## EXERCISE OBJECTIVE
Without the pictures, output the records below word for word.

-------------------------

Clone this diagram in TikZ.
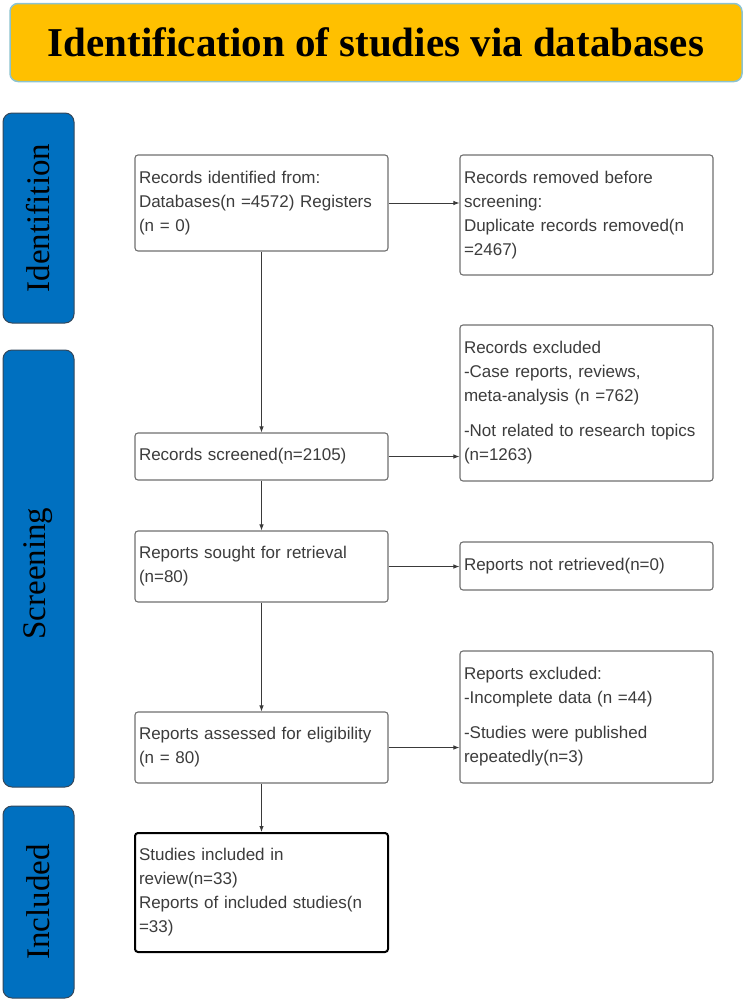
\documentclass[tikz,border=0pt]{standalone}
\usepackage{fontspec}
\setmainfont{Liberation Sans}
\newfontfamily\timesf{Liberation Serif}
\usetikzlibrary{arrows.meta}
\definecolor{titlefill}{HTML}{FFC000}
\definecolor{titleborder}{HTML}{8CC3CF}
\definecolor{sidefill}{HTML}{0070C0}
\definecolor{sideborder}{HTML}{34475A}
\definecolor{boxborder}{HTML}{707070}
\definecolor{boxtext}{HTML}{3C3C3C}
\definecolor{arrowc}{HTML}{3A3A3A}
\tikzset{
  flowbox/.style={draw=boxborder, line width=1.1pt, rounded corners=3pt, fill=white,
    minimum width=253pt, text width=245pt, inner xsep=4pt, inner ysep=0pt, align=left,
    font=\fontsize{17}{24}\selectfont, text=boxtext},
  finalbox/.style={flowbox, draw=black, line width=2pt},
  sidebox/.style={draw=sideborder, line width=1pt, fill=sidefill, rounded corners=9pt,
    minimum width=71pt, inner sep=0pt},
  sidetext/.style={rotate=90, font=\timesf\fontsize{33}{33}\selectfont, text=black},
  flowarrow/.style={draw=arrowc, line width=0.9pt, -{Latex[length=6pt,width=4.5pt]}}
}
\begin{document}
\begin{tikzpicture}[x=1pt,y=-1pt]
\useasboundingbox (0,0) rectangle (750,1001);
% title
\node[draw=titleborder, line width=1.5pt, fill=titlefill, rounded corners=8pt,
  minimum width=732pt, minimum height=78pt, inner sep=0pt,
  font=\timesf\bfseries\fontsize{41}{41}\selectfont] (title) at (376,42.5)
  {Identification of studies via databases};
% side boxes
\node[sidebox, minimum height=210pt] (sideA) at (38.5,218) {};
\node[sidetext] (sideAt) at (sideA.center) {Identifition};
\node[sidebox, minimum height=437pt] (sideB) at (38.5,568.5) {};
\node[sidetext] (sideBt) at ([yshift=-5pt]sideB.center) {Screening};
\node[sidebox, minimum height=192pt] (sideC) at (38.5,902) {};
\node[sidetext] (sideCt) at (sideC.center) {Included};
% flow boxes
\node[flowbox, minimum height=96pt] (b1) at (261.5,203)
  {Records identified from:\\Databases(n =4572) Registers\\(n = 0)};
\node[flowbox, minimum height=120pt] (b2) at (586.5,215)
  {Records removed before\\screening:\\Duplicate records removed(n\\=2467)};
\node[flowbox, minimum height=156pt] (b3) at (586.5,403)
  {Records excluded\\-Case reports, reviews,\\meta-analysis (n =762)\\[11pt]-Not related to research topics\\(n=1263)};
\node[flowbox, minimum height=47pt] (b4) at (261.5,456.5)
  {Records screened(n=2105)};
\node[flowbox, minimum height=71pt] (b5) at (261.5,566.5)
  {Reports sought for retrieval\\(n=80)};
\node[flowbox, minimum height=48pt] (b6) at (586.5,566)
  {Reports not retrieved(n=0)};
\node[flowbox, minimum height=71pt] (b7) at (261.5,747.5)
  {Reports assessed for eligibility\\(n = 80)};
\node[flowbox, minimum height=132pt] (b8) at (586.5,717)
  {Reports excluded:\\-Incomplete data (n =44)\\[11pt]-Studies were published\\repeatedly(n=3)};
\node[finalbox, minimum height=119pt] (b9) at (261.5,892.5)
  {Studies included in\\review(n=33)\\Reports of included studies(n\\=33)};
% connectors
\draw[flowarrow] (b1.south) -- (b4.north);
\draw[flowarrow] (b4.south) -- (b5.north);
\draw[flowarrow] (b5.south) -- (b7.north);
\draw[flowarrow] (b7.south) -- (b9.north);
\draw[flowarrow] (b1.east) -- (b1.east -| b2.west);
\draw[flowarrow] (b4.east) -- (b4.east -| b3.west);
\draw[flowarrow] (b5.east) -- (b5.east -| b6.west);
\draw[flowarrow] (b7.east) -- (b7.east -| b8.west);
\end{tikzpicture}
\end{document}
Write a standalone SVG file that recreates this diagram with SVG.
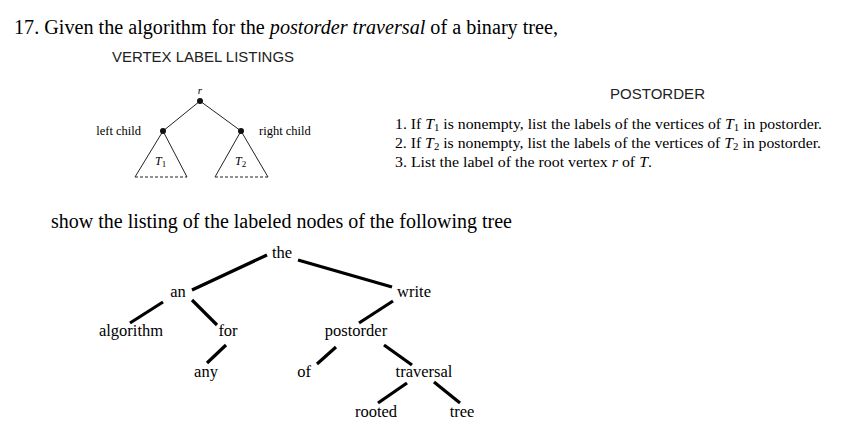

-------------------------

## FULL ANSWER
Clone this diagram in TikZ.
\documentclass[tikz,border=0pt]{standalone}
\usepackage{fontspec}
\setmainfont{Liberation Sans}
\newfontfamily\timesf{Liberation Serif}
\usetikzlibrary{arrows.meta}
\definecolor{titlefill}{HTML}{FFC000}
\definecolor{titleborder}{HTML}{8CC3CF}
\definecolor{sidefill}{HTML}{0070C0}
\definecolor{sideborder}{HTML}{34475A}
\definecolor{boxborder}{HTML}{707070}
\definecolor{boxtext}{HTML}{3C3C3C}
\definecolor{arrowc}{HTML}{3A3A3A}
\tikzset{
  flowbox/.style={draw=boxborder, line width=1.1pt, rounded corners=3pt, fill=white,
    minimum width=253pt, text width=245pt, inner xsep=4pt, inner ysep=0pt, align=left,
    font=\fontsize{17}{24}\selectfont, text=boxtext},
  finalbox/.style={flowbox, draw=black, line width=2pt},
  sidebox/.style={draw=sideborder, line width=1pt, fill=sidefill, rounded corners=9pt,
    minimum width=71pt, inner sep=0pt},
  sidetext/.style={rotate=90, font=\timesf\fontsize{33}{33}\selectfont, text=black},
  flowarrow/.style={draw=arrowc, line width=0.9pt, -{Latex[length=6pt,width=4.5pt]}}
}
\begin{document}
\begin{tikzpicture}[x=1pt,y=-1pt]
\useasboundingbox (0,0) rectangle (750,1001);
% title
\node[draw=titleborder, line width=1.5pt, fill=titlefill, rounded corners=8pt,
  minimum width=732pt, minimum height=78pt, inner sep=0pt,
  font=\timesf\bfseries\fontsize{41}{41}\selectfont] (title) at (376,42.5)
  {Identification of studies via databases};
% side boxes
\node[sidebox, minimum height=210pt] (sideA) at (38.5,218) {};
\node[sidetext] (sideAt) at (sideA.center) {Identifition};
\node[sidebox, minimum height=437pt] (sideB) at (38.5,568.5) {};
\node[sidetext] (sideBt) at ([yshift=-5pt]sideB.center) {Screening};
\node[sidebox, minimum height=192pt] (sideC) at (38.5,902) {};
\node[sidetext] (sideCt) at (sideC.center) {Included};
% flow boxes
\node[flowbox, minimum height=96pt] (b1) at (261.5,203)
  {Records identified from:\\Databases(n =4572) Registers\\(n = 0)};
\node[flowbox, minimum height=120pt] (b2) at (586.5,215)
  {Records removed before\\screening:\\Duplicate records removed(n\\=2467)};
\node[flowbox, minimum height=156pt] (b3) at (586.5,403)
  {Records excluded\\-Case reports, reviews,\\meta-analysis (n =762)\\[11pt]-Not related to research topics\\(n=1263)};
\node[flowbox, minimum height=47pt] (b4) at (261.5,456.5)
  {Records screened(n=2105)};
\node[flowbox, minimum height=71pt] (b5) at (261.5,566.5)
  {Reports sought for retrieval\\(n=80)};
\node[flowbox, minimum height=48pt] (b6) at (586.5,566)
  {Reports not retrieved(n=0)};
\node[flowbox, minimum height=71pt] (b7) at (261.5,747.5)
  {Reports assessed for eligibility\\(n = 80)};
\node[flowbox, minimum height=132pt] (b8) at (586.5,717)
  {Reports excluded:\\-Incomplete data (n =44)\\[11pt]-Studies were published\\repeatedly(n=3)};
\node[finalbox, minimum height=119pt] (b9) at (261.5,892.5)
  {Studies included in\\review(n=33)\\Reports of included studies(n\\=33)};
% connectors
\draw[flowarrow] (b1.south) -- (b4.north);
\draw[flowarrow] (b4.south) -- (b5.north);
\draw[flowarrow] (b5.south) -- (b7.north);
\draw[flowarrow] (b7.south) -- (b9.north);
\draw[flowarrow] (b1.east) -- (b1.east -| b2.west);
\draw[flowarrow] (b4.east) -- (b4.east -| b3.west);
\draw[flowarrow] (b5.east) -- (b5.east -| b6.west);
\draw[flowarrow] (b7.east) -- (b7.east -| b8.west);
\end{tikzpicture}
\end{document}
Write a standalone SVG file that recreates this diagram with SVG.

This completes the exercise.